Stated problem:
In the entries below, count every line with the word "matplotlib". Return only the count.

Record set:
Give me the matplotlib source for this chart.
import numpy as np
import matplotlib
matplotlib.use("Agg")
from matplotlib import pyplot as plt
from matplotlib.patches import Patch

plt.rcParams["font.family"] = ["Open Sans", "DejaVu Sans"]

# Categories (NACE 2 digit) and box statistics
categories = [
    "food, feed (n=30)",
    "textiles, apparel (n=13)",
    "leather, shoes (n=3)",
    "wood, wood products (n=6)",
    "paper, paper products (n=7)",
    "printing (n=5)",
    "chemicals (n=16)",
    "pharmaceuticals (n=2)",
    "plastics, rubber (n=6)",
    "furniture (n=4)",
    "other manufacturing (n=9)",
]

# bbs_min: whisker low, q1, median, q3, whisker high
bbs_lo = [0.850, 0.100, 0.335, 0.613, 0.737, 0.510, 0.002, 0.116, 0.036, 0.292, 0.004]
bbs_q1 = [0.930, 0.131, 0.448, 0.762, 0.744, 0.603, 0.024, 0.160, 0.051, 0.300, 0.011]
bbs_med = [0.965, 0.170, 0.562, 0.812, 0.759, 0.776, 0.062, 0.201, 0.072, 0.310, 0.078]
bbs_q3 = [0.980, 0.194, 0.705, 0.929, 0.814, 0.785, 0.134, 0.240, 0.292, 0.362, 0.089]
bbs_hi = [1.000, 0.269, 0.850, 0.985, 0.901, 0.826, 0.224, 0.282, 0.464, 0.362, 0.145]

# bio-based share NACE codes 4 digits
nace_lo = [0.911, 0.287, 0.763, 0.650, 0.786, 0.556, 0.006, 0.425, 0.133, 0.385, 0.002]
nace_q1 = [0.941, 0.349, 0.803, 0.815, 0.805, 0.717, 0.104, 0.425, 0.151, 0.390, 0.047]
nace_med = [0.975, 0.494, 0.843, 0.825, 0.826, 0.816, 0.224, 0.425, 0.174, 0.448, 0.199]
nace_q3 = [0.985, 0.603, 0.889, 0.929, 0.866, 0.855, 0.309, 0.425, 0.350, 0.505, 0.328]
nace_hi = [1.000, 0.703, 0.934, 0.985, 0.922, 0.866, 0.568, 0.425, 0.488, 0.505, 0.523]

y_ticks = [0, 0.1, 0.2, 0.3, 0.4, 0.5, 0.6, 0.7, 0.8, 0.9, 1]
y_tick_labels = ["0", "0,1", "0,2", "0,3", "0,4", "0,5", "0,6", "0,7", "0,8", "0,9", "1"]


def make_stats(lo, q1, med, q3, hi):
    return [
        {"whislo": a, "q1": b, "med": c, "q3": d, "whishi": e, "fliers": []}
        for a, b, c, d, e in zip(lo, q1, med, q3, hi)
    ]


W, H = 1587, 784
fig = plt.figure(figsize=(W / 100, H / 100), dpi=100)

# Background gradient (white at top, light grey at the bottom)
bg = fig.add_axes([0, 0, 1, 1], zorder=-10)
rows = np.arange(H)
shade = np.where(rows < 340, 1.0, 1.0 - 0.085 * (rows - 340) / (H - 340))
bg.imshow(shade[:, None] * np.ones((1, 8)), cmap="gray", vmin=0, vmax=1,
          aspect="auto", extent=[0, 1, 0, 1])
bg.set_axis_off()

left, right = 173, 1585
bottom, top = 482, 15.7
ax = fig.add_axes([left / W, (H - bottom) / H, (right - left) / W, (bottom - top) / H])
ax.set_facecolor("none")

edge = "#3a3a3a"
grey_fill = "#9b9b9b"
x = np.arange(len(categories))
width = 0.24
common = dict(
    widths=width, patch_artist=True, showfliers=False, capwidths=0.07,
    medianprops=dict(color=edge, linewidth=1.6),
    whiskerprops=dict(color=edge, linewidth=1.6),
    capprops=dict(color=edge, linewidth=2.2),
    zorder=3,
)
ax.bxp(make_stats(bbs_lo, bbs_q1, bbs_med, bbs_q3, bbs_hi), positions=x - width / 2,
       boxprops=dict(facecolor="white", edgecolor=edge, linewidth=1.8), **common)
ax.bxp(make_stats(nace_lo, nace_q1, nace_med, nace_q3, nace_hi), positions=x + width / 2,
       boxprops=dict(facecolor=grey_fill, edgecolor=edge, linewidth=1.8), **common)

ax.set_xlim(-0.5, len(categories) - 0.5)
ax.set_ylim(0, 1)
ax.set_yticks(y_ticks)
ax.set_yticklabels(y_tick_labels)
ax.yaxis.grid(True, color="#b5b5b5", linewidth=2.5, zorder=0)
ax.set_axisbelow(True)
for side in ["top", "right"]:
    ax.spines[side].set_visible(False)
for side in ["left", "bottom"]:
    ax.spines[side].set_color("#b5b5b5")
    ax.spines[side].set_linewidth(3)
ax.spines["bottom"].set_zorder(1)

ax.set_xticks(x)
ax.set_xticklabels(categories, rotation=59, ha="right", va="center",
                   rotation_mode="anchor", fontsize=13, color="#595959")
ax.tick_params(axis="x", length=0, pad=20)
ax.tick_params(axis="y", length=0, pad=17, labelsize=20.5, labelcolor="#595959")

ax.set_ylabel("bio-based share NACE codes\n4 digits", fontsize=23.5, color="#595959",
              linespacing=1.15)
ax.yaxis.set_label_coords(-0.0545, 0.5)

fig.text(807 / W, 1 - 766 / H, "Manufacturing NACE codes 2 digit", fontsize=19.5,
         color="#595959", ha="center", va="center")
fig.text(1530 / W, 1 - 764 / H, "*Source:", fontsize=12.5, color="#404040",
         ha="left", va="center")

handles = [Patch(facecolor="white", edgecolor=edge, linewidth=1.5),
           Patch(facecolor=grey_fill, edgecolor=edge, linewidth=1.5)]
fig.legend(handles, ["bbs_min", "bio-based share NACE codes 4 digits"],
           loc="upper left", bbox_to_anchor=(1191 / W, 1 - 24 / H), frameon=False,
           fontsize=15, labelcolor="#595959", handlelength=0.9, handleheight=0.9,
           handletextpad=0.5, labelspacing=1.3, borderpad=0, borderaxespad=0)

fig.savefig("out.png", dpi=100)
==
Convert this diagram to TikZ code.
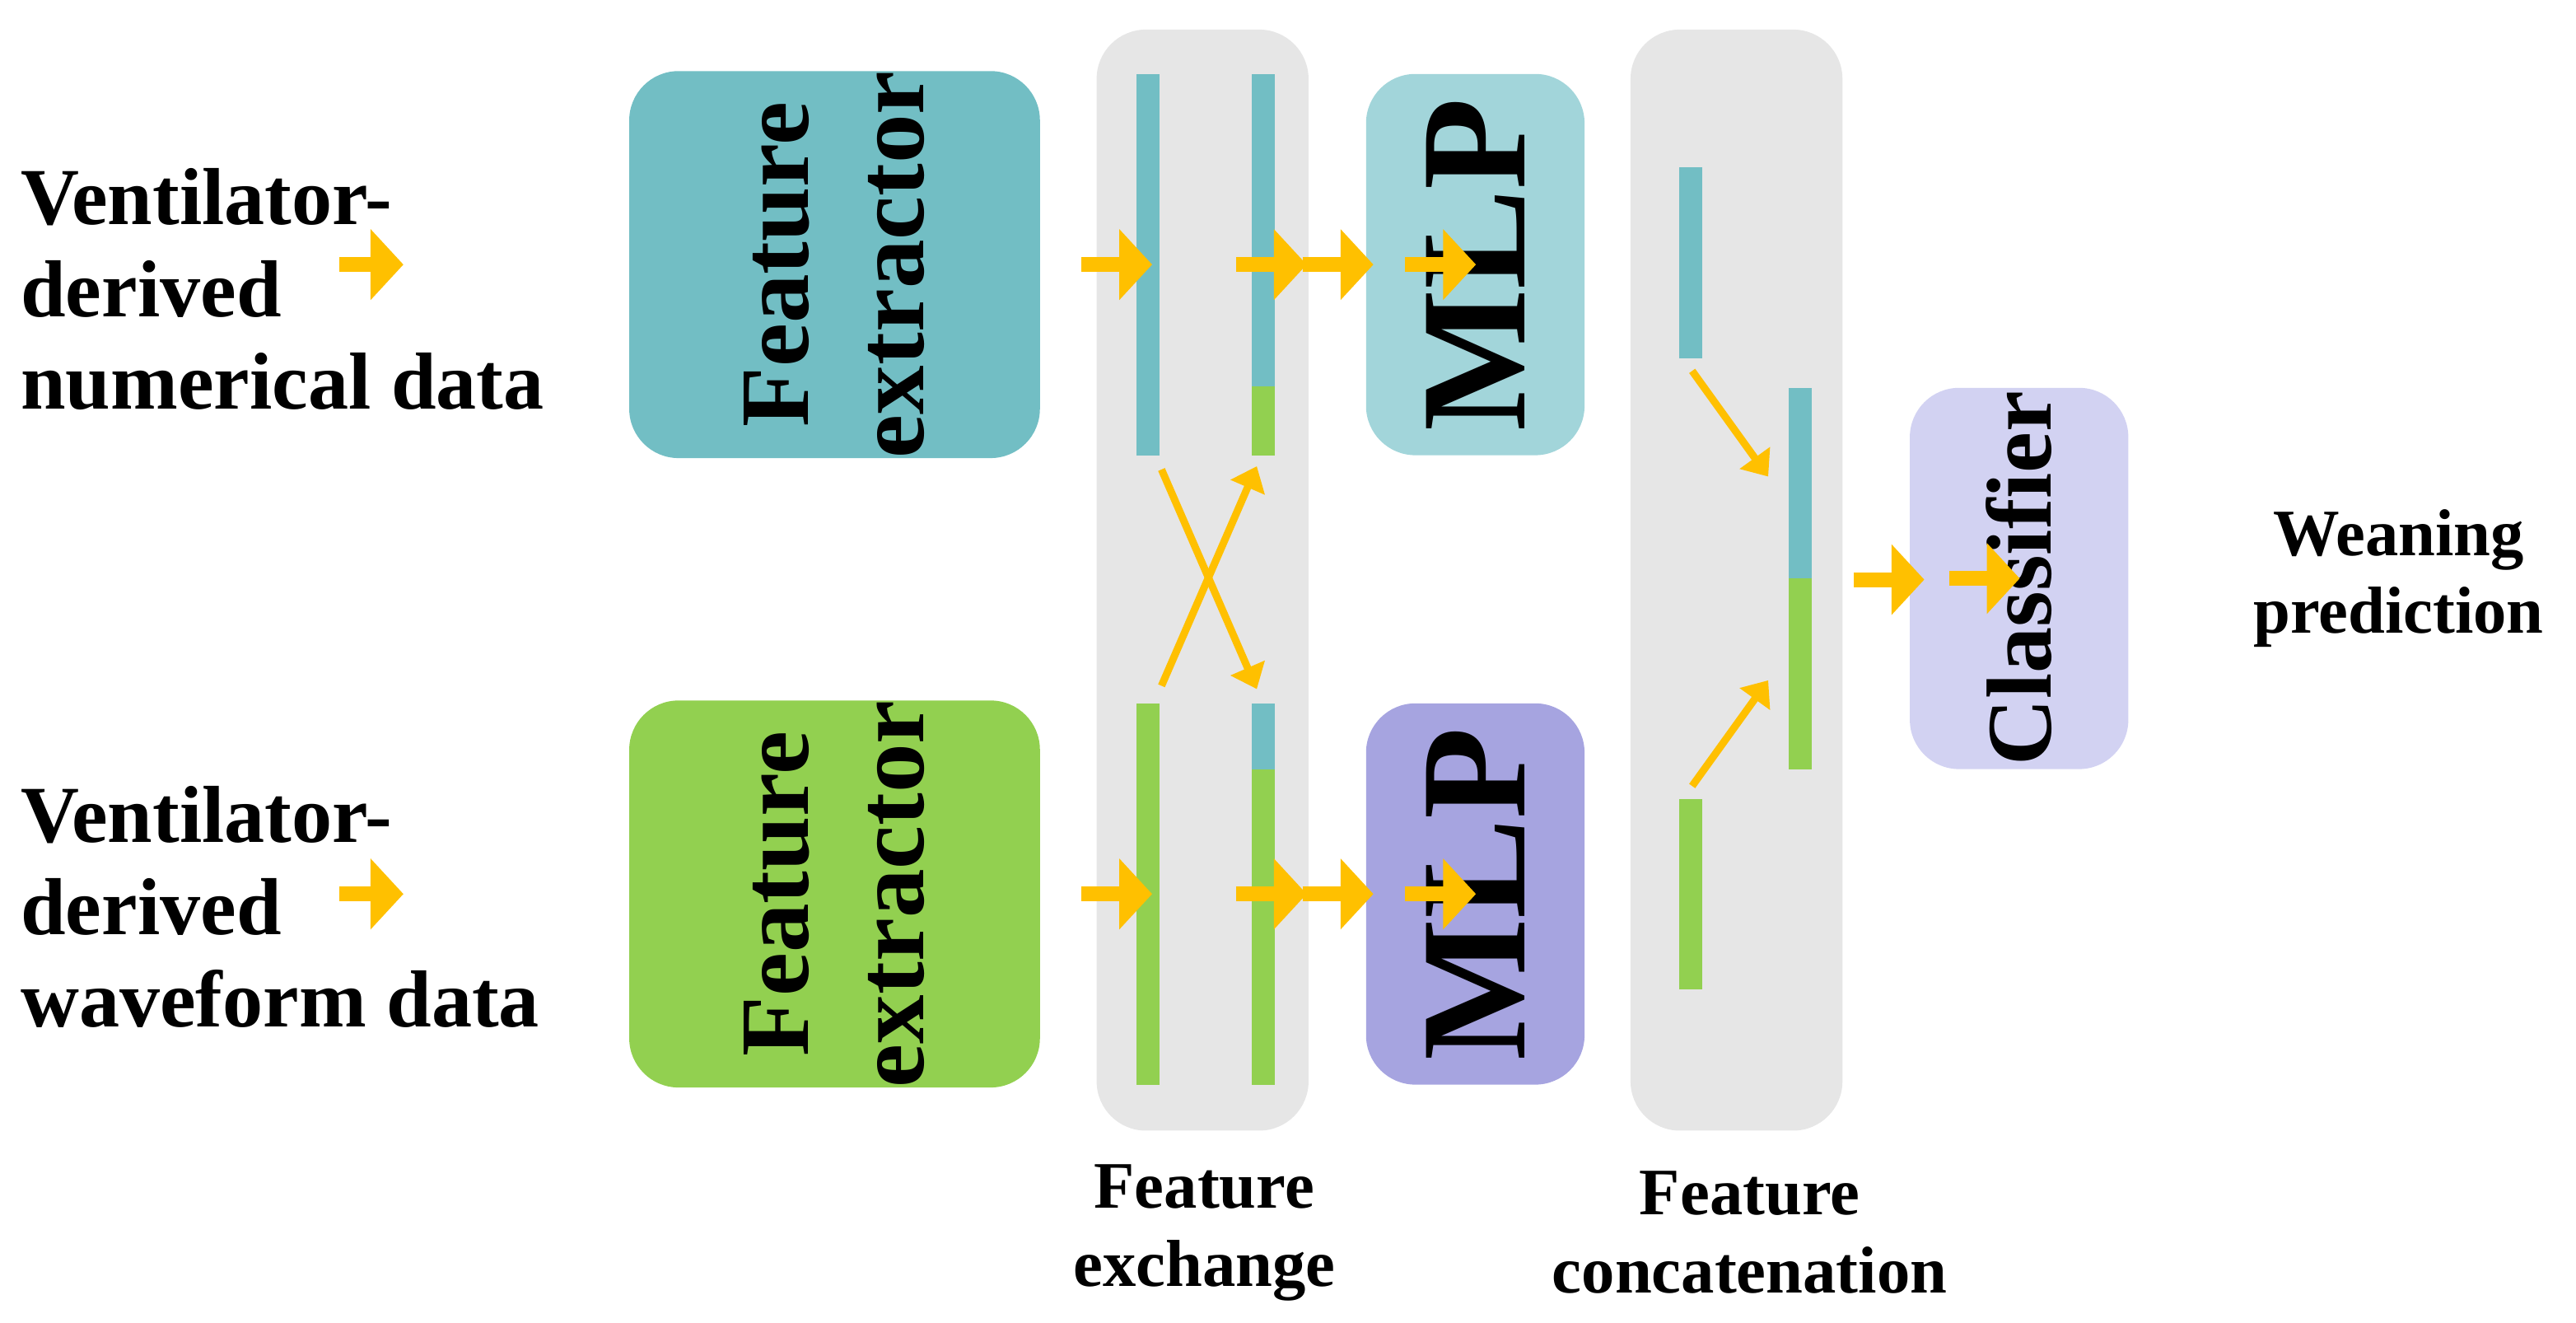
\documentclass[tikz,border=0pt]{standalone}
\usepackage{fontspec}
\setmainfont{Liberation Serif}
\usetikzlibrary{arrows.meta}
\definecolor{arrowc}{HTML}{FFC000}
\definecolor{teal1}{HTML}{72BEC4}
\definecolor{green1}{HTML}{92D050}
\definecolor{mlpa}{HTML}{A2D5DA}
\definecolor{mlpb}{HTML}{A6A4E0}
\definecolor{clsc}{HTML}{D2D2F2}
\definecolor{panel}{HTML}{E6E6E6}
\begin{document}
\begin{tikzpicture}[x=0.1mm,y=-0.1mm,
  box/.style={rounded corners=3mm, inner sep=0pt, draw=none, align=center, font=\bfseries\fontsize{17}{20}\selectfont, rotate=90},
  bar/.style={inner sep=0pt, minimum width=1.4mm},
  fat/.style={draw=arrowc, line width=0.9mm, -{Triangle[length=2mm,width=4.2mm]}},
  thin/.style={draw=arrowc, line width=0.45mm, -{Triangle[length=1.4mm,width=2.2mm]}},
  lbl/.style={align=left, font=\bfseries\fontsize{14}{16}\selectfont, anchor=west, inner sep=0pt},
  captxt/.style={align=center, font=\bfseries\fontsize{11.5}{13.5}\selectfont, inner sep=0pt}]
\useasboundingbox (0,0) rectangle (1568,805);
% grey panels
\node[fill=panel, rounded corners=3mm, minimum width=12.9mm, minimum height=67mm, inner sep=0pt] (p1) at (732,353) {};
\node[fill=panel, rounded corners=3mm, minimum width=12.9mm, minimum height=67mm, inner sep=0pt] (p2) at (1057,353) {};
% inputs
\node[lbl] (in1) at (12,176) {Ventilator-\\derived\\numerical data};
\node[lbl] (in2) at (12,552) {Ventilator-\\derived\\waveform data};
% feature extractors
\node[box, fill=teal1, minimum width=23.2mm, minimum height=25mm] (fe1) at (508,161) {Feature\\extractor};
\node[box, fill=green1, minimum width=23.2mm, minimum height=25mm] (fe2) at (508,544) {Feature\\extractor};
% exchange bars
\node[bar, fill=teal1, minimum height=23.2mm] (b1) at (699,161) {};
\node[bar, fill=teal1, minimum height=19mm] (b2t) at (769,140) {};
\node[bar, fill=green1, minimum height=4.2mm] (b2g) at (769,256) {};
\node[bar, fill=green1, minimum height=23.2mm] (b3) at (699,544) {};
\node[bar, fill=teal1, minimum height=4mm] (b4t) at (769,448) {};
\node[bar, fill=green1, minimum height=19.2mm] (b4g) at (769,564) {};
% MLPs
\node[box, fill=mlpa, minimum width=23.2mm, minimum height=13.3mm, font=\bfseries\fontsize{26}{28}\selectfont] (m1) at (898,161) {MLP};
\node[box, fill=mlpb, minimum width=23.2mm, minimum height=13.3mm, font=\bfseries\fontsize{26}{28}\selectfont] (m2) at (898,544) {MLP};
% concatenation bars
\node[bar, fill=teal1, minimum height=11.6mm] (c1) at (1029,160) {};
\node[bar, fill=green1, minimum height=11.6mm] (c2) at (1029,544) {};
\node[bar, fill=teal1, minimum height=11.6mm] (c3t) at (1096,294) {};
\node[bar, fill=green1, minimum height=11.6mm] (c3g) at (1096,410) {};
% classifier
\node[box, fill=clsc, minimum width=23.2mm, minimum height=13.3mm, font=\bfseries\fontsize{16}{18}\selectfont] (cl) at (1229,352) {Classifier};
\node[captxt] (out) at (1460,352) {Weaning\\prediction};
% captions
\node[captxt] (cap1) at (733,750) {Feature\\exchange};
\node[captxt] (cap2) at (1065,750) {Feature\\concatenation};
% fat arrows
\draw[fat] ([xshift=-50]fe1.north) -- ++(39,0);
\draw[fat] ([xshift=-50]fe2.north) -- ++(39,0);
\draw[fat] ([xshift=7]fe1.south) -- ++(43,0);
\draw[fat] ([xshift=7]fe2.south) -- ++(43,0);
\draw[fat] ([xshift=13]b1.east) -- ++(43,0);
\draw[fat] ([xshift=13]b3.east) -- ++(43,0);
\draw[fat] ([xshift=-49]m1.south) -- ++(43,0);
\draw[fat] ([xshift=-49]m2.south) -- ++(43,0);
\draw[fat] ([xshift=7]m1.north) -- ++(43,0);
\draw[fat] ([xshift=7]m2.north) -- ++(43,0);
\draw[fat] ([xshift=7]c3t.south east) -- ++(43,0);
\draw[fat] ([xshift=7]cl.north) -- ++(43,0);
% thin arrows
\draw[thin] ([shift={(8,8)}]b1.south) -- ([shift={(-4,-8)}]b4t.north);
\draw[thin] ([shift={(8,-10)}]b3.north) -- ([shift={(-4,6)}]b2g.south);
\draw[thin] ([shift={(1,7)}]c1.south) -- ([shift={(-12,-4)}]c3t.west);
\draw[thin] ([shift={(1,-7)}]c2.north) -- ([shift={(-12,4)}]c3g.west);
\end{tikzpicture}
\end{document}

Output of the exercise:
5